Romo yang jenaka ini juga mengajak anak-anak mengikuti gerak lagu yang biasanya beliau sugguhkan kepada anak-anak PIA dan OMK.
![](https://www.sesawi.net/wp-content/uploads/2020/11/Kunjungan-keluarga-salah-satu-seminaris-1024x731.jpg)
Anak-anak mulai mengikuti gerakan dari lagu Satu Ditambah Satu, ada yang jingkrak-jingkrak, menggunakan jari, melompat dan berjoget pinggang ketika menirukan angka delapan.

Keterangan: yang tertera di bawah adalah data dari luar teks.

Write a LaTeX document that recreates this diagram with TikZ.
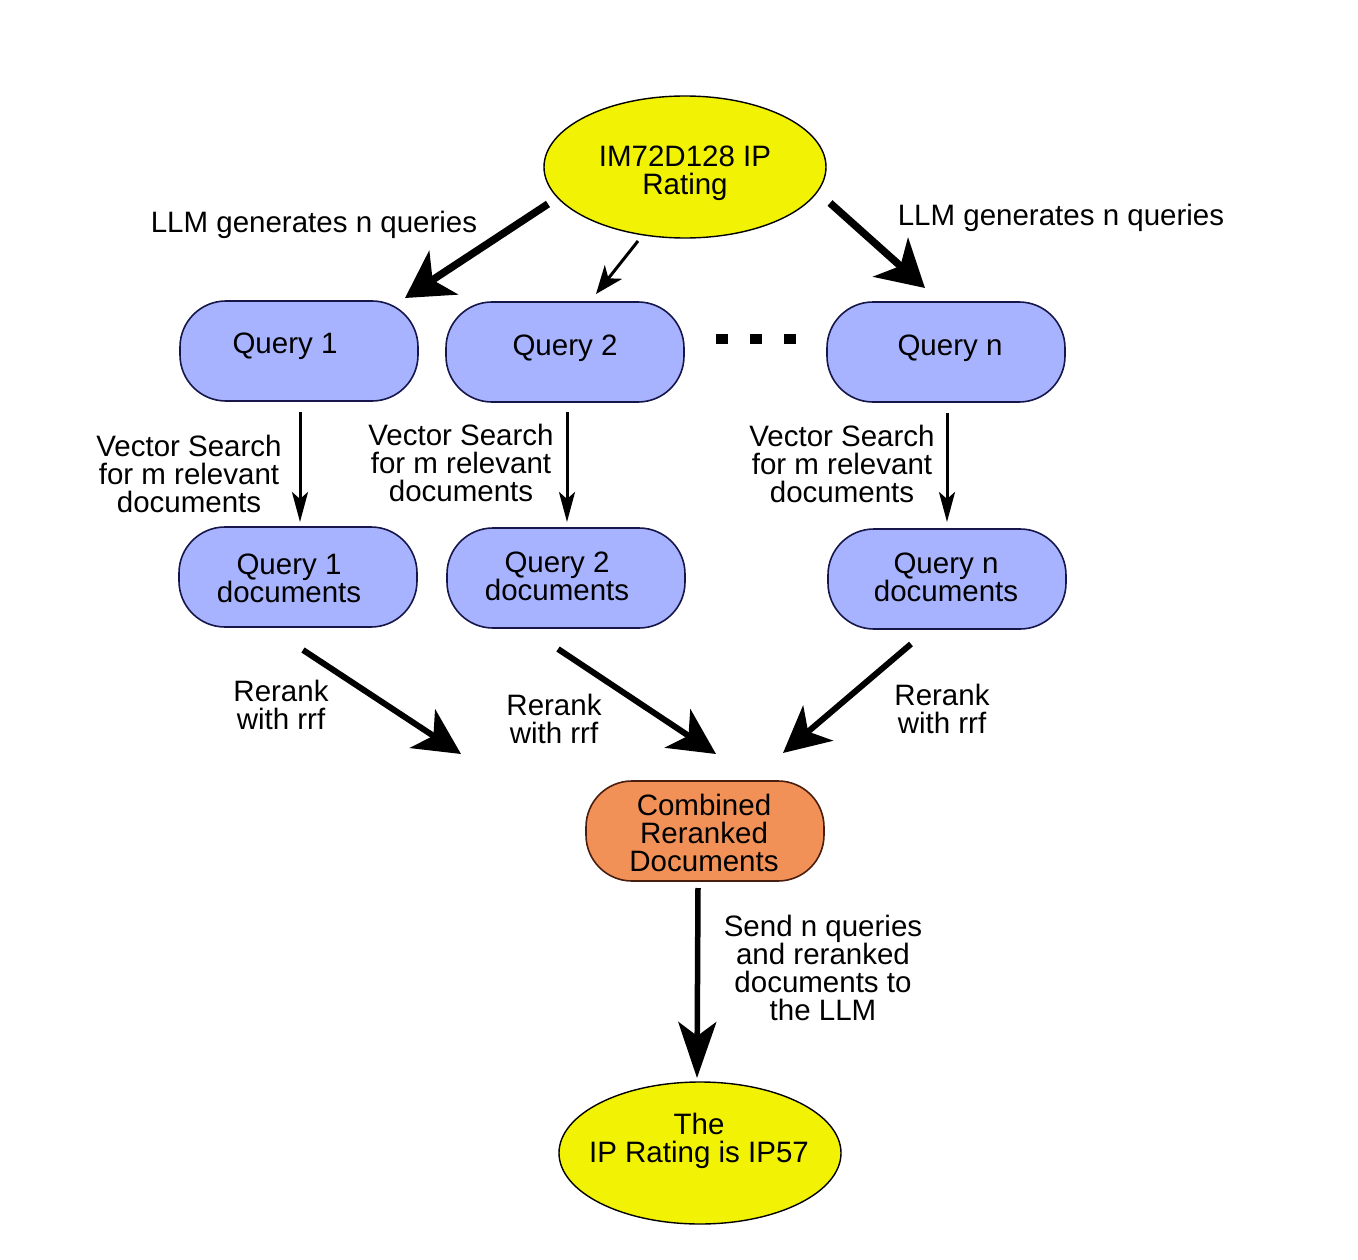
\documentclass[tikz,border=0pt]{standalone}
\usepackage{fontspec}
\setmainfont{Liberation Sans}
\usetikzlibrary{arrows.meta,shapes.geometric}
\definecolor{qblue}{HTML}{A8B3FF}
\definecolor{qedge}{HTML}{16164A}
\definecolor{corange}{HTML}{F29157}
\definecolor{cedge}{HTML}{4A1E0E}
\definecolor{yel}{HTML}{F2F205}
\tikzset{
  every node/.style={font=\fontsize{29.5}{28}\selectfont, align=center, inner sep=0pt},
  qbox/.style={draw=qedge, line width=1.6pt, fill=qblue, rounded corners=46pt, minimum width=238pt, minimum height=100pt},
  cbox/.style={draw=cedge, line width=1.6pt, fill=corange, rounded corners=46pt, minimum width=238pt, minimum height=100pt},
  ybox/.style={draw=black, line width=1.4pt, fill=yel, ellipse, minimum width=282pt, minimum height=142pt},
  thick arrow/.style={line width=7.5pt, -{Stealth[length=46pt,width=52pt,inset=13pt]}},
  mid arrow/.style={line width=6pt, -{Stealth[length=46pt,width=46pt,inset=13pt]}},
  long arrow/.style={line width=5.5pt, -{Stealth[length=56pt,width=38pt,inset=14pt]}},
  thin arrow/.style={line width=3pt, -{Stealth[length=28pt,width=22pt,inset=8pt]}},
  vert arrow/.style={line width=3pt, -{Stealth[length=30pt,width=16pt,inset=7pt]}}
}
\begin{document}
\begin{tikzpicture}[x=1pt,y=-1pt]
\useasboundingbox (0,0) rectangle (1358,1260);
% main nodes
\node[ybox] (top) at (685,167) {};
\node (toptext) at (685,173) {IM72D128 IP\\Rating};
\node[qbox] (q1) at (299,351) {};
\node (q1t) at (285,346) {Query 1};
\node[qbox] (q2) at (565,352) {};
\node (q2t) at (565,348) {Query 2};
\node[qbox] (qn) at (946,352) {};
\node (qnt) at (950,348) {Query n};
\node[qbox] (d1) at (298,577) {};
\node (d1t) at (289,578) {Query 1\\documents};
\node[qbox] (d2) at (566,578) {};
\node (d2t) at (557,576) {Query 2\\documents};
\node[qbox] (dn) at (947,579) {};
\node (dnt) at (946,577) {Query n\\documents};
\node[cbox] (comb) at (705,831) {};
\node (combt) at (704,833) {Combined\\Reranked\\Documents};
\node[ybox] (bot) at (700,1153) {};
\node (bott) at (699,1141) {The\\IP Rating is IP57};
% dots
\foreach \i/\x in {1/722,2/756,3/790}
  \fill (\x-6,334) rectangle node (dot\i) {} (\x+6,344);
% labels
\node (l1) at (314,225) {LLM generates n queries};
\node (l2) at (1061,218) {LLM generates n queries};
\node (v1) at (189,474) {Vector Search\\for m relevant\\documents};
\node (v2) at (461,463) {Vector Search\\for m relevant\\documents};
\node (v3) at (842,464) {Vector Search\\for m relevant\\documents};
\node (r1) at (281,705) {Rerank\\with rrf};
\node (r2) at (554,719) {Rerank\\with rrf};
\node (r3) at (942,709) {Rerank\\with rrf};
\node (s1) at (823,968) {Send n queries\\and reranked\\documents to\\the LLM};
% connector end points
\coordinate (a1s) at (548,204); \coordinate (a1e) at (405,298);
\coordinate (a2s) at (638,241); \coordinate (a2e) at (596,294);
\coordinate (a3s) at (830,203); \coordinate (a3e) at (925,288);
\coordinate (b1s) at (300,412); \coordinate (b1e) at (300,522);
\coordinate (b2s) at (567,412); \coordinate (b2e) at (567,522);
\coordinate (b3s) at (947,413); \coordinate (b3e) at (947,522);
\coordinate (c1s) at (303,650); \coordinate (c1e) at (461,754);
\coordinate (c2s) at (558,649); \coordinate (c2e) at (716,754);
\coordinate (c3s) at (911,644); \coordinate (c3e) at (783,753);
\coordinate (es) at (698,888); \coordinate (ee) at (697,1078);
% connectors
\draw[thick arrow] (a1s) -- (a1e);
\draw[thin arrow] (a2s) -- (a2e);
\draw[thick arrow] (a3s) -- (a3e);
\draw[vert arrow] (b1s) -- (b1e);
\draw[vert arrow] (b2s) -- (b2e);
\draw[vert arrow] (b3s) -- (b3e);
\draw[mid arrow] (c1s) -- (c1e);
\draw[mid arrow] (c2s) -- (c2e);
\draw[mid arrow] (c3s) -- (c3e);
\draw[long arrow] (es) -- (ee);
\end{tikzpicture}
\end{document}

Tidak hanya itu, lagu Naik Delman juga dipraktikkan oleh anak-anak bersama Romo Busyet.
Misa pada hari tersebut penuh sukacita dan canda tawa. Penulis di pojokkan sembari memainkan kibor ikut bersukacita dan tertawa melihat aksi mereka ini.
Para frater diminta untuk bertugas membantu di dalam misa.

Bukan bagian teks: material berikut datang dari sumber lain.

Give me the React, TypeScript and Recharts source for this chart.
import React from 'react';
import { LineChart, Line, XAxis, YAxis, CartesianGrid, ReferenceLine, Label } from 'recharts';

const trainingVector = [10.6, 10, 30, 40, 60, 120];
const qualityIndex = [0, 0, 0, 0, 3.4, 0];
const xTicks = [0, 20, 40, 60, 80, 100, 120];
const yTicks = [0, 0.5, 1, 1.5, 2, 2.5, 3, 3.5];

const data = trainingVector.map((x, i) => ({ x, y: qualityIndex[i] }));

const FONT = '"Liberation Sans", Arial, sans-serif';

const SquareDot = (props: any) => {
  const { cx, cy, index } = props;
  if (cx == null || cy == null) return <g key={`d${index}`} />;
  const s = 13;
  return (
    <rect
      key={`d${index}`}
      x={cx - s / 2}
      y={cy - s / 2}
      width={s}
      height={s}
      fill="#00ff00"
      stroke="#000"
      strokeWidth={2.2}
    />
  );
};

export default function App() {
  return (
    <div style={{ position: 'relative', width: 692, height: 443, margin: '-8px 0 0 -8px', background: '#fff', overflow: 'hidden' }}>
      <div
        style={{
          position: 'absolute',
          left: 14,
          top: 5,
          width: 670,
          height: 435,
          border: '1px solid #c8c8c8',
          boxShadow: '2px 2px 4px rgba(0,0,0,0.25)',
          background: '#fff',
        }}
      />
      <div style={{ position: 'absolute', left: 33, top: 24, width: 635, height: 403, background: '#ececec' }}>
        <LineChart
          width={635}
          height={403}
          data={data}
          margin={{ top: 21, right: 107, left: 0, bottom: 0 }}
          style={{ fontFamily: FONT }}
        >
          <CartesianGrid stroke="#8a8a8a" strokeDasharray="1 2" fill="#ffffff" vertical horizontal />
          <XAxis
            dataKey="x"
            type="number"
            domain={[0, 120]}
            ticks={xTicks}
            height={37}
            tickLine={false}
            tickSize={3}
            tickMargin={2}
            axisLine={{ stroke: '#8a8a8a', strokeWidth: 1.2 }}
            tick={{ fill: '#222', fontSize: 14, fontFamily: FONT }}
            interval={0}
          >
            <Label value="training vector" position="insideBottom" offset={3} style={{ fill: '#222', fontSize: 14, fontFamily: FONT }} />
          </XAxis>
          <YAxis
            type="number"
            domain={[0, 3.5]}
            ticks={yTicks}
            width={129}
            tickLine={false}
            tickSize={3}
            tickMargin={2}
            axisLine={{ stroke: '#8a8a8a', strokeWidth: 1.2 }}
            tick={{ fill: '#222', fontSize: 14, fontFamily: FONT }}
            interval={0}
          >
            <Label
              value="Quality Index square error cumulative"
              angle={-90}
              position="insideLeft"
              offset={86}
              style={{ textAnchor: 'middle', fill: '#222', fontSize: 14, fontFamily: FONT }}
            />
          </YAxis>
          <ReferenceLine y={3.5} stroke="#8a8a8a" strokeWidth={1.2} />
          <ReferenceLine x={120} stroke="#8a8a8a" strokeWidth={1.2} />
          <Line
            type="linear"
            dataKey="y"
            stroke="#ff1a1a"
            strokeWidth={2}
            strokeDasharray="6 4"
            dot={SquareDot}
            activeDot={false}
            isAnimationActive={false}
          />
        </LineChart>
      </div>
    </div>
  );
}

Penulis sendiri bertugas sebagai keyboardis sekaligus pemazmur, Frater Lipo sebagai lektor dan Frater Reginald sebagai pembaca doa umat.
Rekan kami, Mas Raymondus Bimayu Koorniawan bertugas menjadi kameramen selama misa. Para frater menjalankan tugasnya dengan baik sehingga misa berjalan dengan lancar dan penuh khidmat.
Sebelum berkat penutup, tepatnya pada saat pengumuman kami para frater TOR (Tahun Orientasi Rohani) diajak untuk memperkenalkan diri.
![](https://www.sesawi.net/wp-content/uploads/2020/11/Romo-Busyet-dan-para-Frater-1024x731.jpg)
Sudah kerja baru masuk jadi frater
Sebelum perkenalan, Romo Busyet memberikan kata pengantar.
Kami para Frater sudah menjalankan formasi selama kurang lebih tiga bulan dan retret penegasan untuk penjubahan.
Romo Busyet juga menjelaskan bahwa para frater memiliki latar belakang pendidikan sarjana:
- Frater Fransesco S-1 Komputer;
- Frater Lipo S-1 Pendidikan Sejarah;
- Frater Reginald S-1 Hukum).
Semuanya sudah berpengalaman bekerja dan mapan. Namun, kemudian merasa Tuhan memanggilnya menekuni jalan hidup berbeda sebagai calon imam.
Misa penjubahan
Misa Penjubahan Frater TOR yang diadakan di Keuskupan Ketapang memang adalah pertama kalinya dalam sejarah Gereja Ketapang.
Penulis merasakan berkat yang melimpah ketika melayani umat di Tanjung Beringin ini.
Wajah-wajah penuh sukacita dan bahagia terpancar bagaikan cahaya di mata kami. Hal tersebut menjadi energi berlipat-lipat bagi para frater yang akan ditugaskan ke pedalaman pada 1 November-31 Desember 2020 ke depan.
![](https://www.sesawi.net/wp-content/uploads/2020/11/Mencari-Air-Enau--1024x731.jpg)
Ini menjadi motivasi dan tantangan yang sangat indah bagi para frater untuk mempelajari lebih banyak karya pastoral yang berada di pedalaman Keuskupan Ketapang.
Semoga kami para frater TOR dapat menggali inspirasi serta pelajaran dengan memahami situasi dan bentuk-bentuk karya pastoral yang berada di tempat masing-masing nanti sehingga dapat menjadi refleksi mendalam untuk melanjutkan ke jenjang berikutnya dengan lebih mantap.
Dari peristiwa ini, penulis sudah benar-benar menemukan wajah Tuhan Yesus pada diri setiap umat dan itu membakar semangat untuk melayani Dia melalui sesama.